En resumidas cuentas: parece típico de la mencionada mentalidad conservadora querer un prototipo de hombre que nazca espontáneamente excelso, pero como esto, naturalmente, no sucede así, entonces lo mejor, el mal menor, es gobernar con mano dura a la manada, a los yahoos. Como mucho, se admiten juegos florales. En otra ocasión, famosa, Swift afirmó que odiaba a la humanidad en abstracto, pero, en cambio, guardaba un gran respeto por personas particulares como Juan, Pedro, etc.

Es de suponer que Juan, o Pedro, serían amigos suyos… Dado que en el mundo moderno la sabiduría (científica, filosófica, técnica, humanística, etc…), por regla general, no puede ocultar nada, y actúa con el código/fuente abierto -por tanto es en este sentido lo contrario de autista-, la única manera de atacarla es desacreditarla desde el plano de las costumbres. Y dado que el sabio (científico, filósofo, técnico…) es un individuo fuera de lo común, entonces hay que conseguir que disminuya su número riéndose populacheramente de él.

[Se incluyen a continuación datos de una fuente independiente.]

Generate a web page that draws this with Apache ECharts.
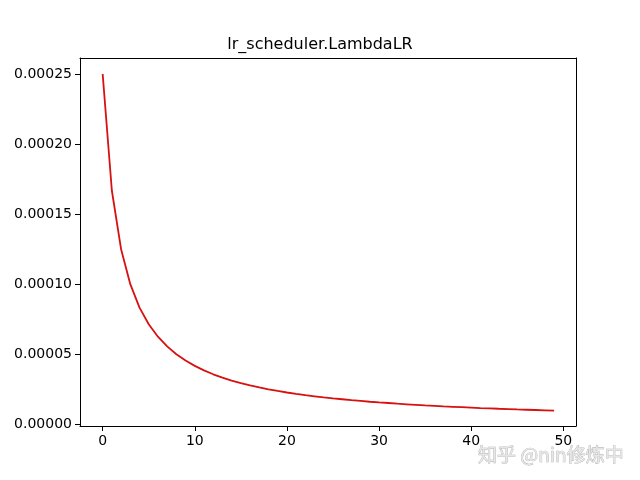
<!DOCTYPE html>
<html>
<head>
<meta charset="utf-8">
<script src="https://cdn.jsdelivr.net/npm/echarts@6/dist/echarts.min.js"></script>
<style>html,body{margin:0;padding:0;background:#fff;}#c{width:640px;height:480px;}</style>
</head>
<body>
<div id="c"></div>
<script>
var epochs = [0,1,2,3,4,5,6,7,8,9,10,11,12,13,14,15,16,17,18,19,20,21,22,23,24,25,26,27,28,29,30,31,32,33,34,35,36,37,38,39,40,41,42,43,44,45,46,47,48,49];
var lrValues = [0.00025,0.000166667,0.000125,0.0001,0.0000833,0.0000714,0.0000625,0.0000556,0.00005,0.0000455,
  0.0000417,0.0000385,0.0000357,0.0000333,0.00003125,0.0000294,0.0000278,0.0000263,0.000025,0.0000238,
  0.0000227,0.0000217,0.0000208,0.00002,0.0000192,0.0000185,0.0000179,0.0000172,0.0000167,0.0000161,
  0.0000156,0.0000152,0.0000147,0.0000143,0.0000139,0.0000135,0.0000132,0.0000128,0.0000125,0.0000122,
  0.0000119,0.0000116,0.0000114,0.0000111,0.0000109,0.0000106,0.0000104,0.0000102,0.00001,0.0000098];
var xTicks = [0,10,20,30,40,50];
var yTicks = [0,0.00005,0.0001,0.00015,0.0002,0.00025];
var titleText = 'lr_scheduler.LambdaLR';
var watermark = '知乎 @nin修炼中';

var chart = echarts.init(document.getElementById('c'), null, {renderer:'canvas'});
var font = 'DejaVu Sans';
var data = epochs.map(function(e,i){return [e, lrValues[i]];});
chart.setOption({
  animation:false,
  backgroundColor:'#fff',
  title:{text:titleText,left:'center',top:32,textStyle:{fontFamily:font,fontSize:16,fontWeight:'normal',color:'#000'}},
  grid:{left:80,right:64,top:58,bottom:54,containLabel:false},
  xAxis:[{
    type:'value',min:-2.46,max:51.38,position:'bottom',
    axisLine:{show:true,onZero:false,lineStyle:{color:'#000',width:1}},
    axisTick:{show:true,length:5,customValues:xTicks,lineStyle:{color:'#000'}},
    axisLabel:{show:true,customValues:xTicks,margin:8,fontFamily:font,fontSize:14,color:'#000',formatter:function(v){return String(v);}},
    splitLine:{show:false}
  },{
    type:'value',min:-2.46,max:51.38,position:'top',
    axisLine:{show:true,onZero:false,lineStyle:{color:'#000',width:1}},
    axisTick:{show:false},axisLabel:{show:false},splitLine:{show:false}
  }],
  yAxis:[{
    type:'value',min:-0.0000012,max:0.0002614,position:'left',
    axisLine:{show:true,onZero:false,lineStyle:{color:'#000',width:1}},
    axisTick:{show:true,length:5,customValues:yTicks,lineStyle:{color:'#000'}},
    axisLabel:{show:true,customValues:yTicks,margin:8,fontFamily:font,fontSize:14,color:'#000',formatter:function(v){return v.toFixed(5);}},
    splitLine:{show:false}
  },{
    type:'value',min:-0.0000012,max:0.0002614,position:'right',
    axisLine:{show:true,onZero:false,lineStyle:{color:'#000',width:1}},
    axisTick:{show:false},axisLabel:{show:false},splitLine:{show:false}
  }],
  series:[{
    type:'line',data:data,xAxisIndex:0,yAxisIndex:0,
    showSymbol:false,symbol:'none',smooth:false,
    lineStyle:{color:'#d81010',width:1.8}
  }],
  graphic:[{
    type:'text',right:16,bottom:15,
    style:{text:watermark,fontFamily:'Noto Sans CJK SC',fontSize:19,fill:'#e6e6e6',stroke:'#b0b0b0',lineWidth:0.7}
  }]
});
</script>
</body>
</html>
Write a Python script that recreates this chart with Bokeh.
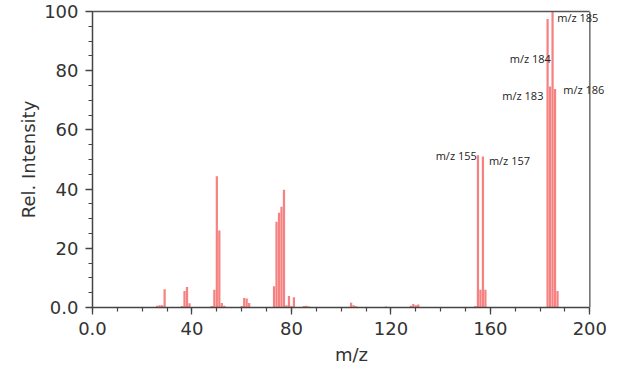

Así nos van las cosas: con un tesoro humanístico y científico incalculable -entre el que se cuenta, después de todo, el Gulliver de Swift[1]– disparamos a la educación, a los fondos para Investigación y Desarrollo conforme a las directrices de políticos que son como para exclamar “¡Laputa!” (que los parió…). 


Notas

[1] Aunque la abyección sea contraria a la soberbia, el abyecto está, con todo, muy próximo al soberbio. Pues dado que su tristeza brota de que juzga su impotencia según la potencia o virtud de los demás, esa tristeza se aliviará, es decir, él se alegrará, si ocupa su imaginación en considerar los vicios ajenos, de donde ha nacido el proverbio: solamen miseris socios habuisse malorum (conforta tener compañía en la desgracia); por el contrario, se entristecerá tanto más cuanto más inferior a los otros crea ser, de donde resulta que nadie es más propenso a la envidia que los abyectos, y que nadie como ellos para observar las acciones de los hombres con vistas a su crítica, y no a su corrección; de ahí, en fin, que sólo les parezca bien la abyección misma, y, en realidad, se glorían en ella, aunque de manera tal que parezcan despreciarse a sí mismos, Ética, IV, 57, Baruch Spinoza.